The opening trios was the best example of that. It was a strong introduction to the new Rabbit Tribe, with white-face-painted Paul London changing his style, El Bunny looking impressive and The White Tribe being treated like a monster on the finish. The match itself was more coherent than the last week’s one; there was a story they were trying to tell and they did well with it. The problem is, they did an introduction with six episodes left. Maybe we’ll get one or two more Rabbit Tribe matches – though it wasn’t even clear against who – and this feels like something that won’t have the space to go anywhere until next season. If/when there is a next season.

Killshot/Son Of Havoc was an improvement over Killshot/Big Bad Steve. Killshot’s new methodical targeted style plays better off a guy who speeds it up when he has the chance. It felt like the first match of a feud, where a fluke roll-up reversal finishes but doesn’t really end it. The mask match is coming at the right time from the storytelling aspect – they’ve been feuding from episode 1! – but it feels like they could do more in the ring if they had the time. Maybe we’ll also get one more match from them.

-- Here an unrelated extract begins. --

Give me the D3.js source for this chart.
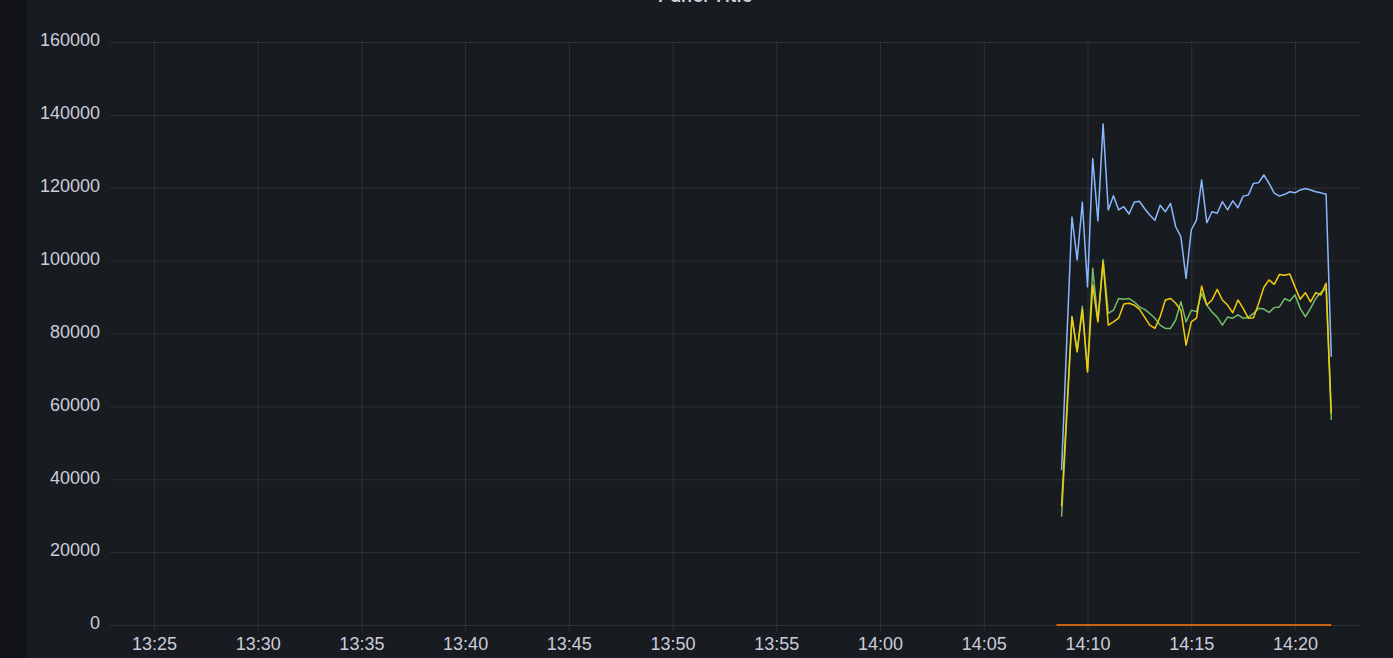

Mariposa/Marty was the right match at the right time. It didn’t seem like it’d be a great idea from the start, because Mariposa hasn’t been a sympathetic character and isn’t so much smaller than Marty that she automatically seems like one in this situation. Getting blood early helped a lot to give a rooting interest, and Marty looking so dominant in a brutal match worked well too. Mariposa burying Marty under an ending streaming of chairs was a great moment. They got the emotion along with the wrestling in this match and it made a big difference. Marty probably should be winning cleanly over someone who almost never wins on this show, but I guess they needed to establish a reason for Reklusa to exist. Marty using the package piledriver and breaking Mariposa’s arm put the attention back on him, and that helped in the end. Marty’s history of big Lucha Underground matches says Cero Miedo is probably going to a spectacle, and they’ve done the right thing to make people care about it by making Pentagon the challenger.